Scan the lines below; pull out those with "draws".

────────────────────────────────────────

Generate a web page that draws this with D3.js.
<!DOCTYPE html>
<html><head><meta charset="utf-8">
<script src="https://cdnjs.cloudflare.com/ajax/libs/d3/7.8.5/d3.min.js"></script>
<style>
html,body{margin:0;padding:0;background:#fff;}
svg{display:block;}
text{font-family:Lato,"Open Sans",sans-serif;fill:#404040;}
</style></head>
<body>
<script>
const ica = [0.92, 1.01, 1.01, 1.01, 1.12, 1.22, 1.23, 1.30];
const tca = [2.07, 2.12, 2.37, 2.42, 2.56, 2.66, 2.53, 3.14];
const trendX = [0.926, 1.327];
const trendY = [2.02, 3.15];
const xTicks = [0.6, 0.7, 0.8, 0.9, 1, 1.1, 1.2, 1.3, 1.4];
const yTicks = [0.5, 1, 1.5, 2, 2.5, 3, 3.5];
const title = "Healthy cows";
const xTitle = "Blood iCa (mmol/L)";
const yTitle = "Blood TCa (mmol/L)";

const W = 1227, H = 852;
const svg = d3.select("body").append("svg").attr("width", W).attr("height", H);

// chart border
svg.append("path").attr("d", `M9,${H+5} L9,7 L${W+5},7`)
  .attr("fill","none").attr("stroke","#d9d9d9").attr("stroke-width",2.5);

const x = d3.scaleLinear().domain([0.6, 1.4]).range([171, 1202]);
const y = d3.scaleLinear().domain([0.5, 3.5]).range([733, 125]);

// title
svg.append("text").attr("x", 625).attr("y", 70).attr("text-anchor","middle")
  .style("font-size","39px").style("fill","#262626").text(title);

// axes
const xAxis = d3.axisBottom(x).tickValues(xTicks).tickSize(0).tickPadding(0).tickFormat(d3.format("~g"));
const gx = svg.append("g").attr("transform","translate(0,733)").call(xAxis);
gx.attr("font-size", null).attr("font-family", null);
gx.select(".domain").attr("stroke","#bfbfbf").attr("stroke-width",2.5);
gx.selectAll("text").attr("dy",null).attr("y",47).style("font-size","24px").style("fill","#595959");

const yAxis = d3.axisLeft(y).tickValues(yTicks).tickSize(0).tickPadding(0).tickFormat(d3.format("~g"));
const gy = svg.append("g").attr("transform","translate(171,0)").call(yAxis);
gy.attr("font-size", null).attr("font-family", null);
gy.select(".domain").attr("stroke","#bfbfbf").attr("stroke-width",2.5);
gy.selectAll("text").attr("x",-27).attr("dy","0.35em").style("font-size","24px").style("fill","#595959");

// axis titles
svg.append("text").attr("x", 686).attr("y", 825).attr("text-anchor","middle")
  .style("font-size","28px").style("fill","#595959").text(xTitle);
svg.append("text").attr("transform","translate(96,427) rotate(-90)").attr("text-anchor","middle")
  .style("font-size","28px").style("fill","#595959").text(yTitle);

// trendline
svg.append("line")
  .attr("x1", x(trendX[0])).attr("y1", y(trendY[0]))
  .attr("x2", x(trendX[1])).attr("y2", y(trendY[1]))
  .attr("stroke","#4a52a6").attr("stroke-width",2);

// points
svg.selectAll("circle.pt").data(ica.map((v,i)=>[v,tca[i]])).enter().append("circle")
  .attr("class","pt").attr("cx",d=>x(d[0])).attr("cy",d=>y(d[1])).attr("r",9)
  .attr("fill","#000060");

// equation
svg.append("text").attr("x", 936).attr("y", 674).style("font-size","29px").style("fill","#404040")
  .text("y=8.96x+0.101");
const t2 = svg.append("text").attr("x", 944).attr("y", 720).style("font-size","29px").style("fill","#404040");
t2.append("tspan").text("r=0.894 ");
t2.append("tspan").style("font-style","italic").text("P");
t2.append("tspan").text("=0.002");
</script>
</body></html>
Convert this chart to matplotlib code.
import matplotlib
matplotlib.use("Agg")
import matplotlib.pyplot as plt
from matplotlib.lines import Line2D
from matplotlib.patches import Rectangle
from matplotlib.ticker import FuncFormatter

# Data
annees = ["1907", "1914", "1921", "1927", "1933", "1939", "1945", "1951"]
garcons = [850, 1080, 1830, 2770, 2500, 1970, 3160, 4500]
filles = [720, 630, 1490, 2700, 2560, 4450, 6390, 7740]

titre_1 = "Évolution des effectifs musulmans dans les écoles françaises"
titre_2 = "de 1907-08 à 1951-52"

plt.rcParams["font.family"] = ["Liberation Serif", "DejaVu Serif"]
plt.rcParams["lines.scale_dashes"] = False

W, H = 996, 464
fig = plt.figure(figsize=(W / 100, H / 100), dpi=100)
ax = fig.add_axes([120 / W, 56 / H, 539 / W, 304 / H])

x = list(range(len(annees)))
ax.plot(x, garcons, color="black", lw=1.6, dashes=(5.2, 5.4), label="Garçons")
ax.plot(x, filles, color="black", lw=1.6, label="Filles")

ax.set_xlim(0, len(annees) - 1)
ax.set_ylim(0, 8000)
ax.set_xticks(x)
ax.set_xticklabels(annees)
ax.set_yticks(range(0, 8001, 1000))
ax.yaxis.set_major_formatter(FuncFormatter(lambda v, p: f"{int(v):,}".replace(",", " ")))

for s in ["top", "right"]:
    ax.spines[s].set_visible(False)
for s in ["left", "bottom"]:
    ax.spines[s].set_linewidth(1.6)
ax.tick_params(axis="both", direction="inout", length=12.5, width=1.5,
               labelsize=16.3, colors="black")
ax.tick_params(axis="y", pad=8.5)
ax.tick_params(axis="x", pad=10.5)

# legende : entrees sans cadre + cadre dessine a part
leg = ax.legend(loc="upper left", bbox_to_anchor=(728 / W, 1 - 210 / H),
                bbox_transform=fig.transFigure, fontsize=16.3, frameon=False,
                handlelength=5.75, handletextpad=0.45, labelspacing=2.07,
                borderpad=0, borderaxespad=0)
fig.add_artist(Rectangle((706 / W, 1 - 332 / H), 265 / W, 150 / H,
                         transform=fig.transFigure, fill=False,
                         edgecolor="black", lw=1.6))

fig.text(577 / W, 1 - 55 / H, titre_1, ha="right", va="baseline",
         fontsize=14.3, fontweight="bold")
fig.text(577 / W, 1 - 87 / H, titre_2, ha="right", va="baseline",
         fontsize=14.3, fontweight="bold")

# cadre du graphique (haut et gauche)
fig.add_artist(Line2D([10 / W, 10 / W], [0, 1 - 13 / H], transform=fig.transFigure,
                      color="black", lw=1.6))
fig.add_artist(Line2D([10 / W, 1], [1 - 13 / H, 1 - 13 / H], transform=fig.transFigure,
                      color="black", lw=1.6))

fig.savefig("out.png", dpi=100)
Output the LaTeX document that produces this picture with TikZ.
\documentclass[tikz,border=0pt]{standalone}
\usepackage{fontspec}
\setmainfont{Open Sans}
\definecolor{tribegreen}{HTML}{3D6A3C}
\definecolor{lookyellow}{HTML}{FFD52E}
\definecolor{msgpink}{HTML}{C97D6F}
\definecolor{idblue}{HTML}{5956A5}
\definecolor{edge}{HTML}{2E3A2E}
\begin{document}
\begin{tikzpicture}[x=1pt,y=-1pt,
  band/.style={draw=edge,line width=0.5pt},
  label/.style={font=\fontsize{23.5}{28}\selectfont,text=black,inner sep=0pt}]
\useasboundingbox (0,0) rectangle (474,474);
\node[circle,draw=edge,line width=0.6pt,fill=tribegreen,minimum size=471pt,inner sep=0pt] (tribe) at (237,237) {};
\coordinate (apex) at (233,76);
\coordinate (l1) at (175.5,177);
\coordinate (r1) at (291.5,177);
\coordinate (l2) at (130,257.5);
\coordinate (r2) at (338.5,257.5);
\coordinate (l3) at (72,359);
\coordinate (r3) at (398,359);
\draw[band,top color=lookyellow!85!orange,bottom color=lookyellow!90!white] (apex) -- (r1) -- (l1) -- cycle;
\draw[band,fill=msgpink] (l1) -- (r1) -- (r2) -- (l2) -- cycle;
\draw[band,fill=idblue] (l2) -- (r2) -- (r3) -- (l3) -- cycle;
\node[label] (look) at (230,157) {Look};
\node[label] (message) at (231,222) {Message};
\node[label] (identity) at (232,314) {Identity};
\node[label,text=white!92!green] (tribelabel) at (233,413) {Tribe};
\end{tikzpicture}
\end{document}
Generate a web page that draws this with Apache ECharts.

────────────────────────────────────────

Task output
Generate a web page that draws this with D3.js.
Generate a web page that draws this with Apache ECharts.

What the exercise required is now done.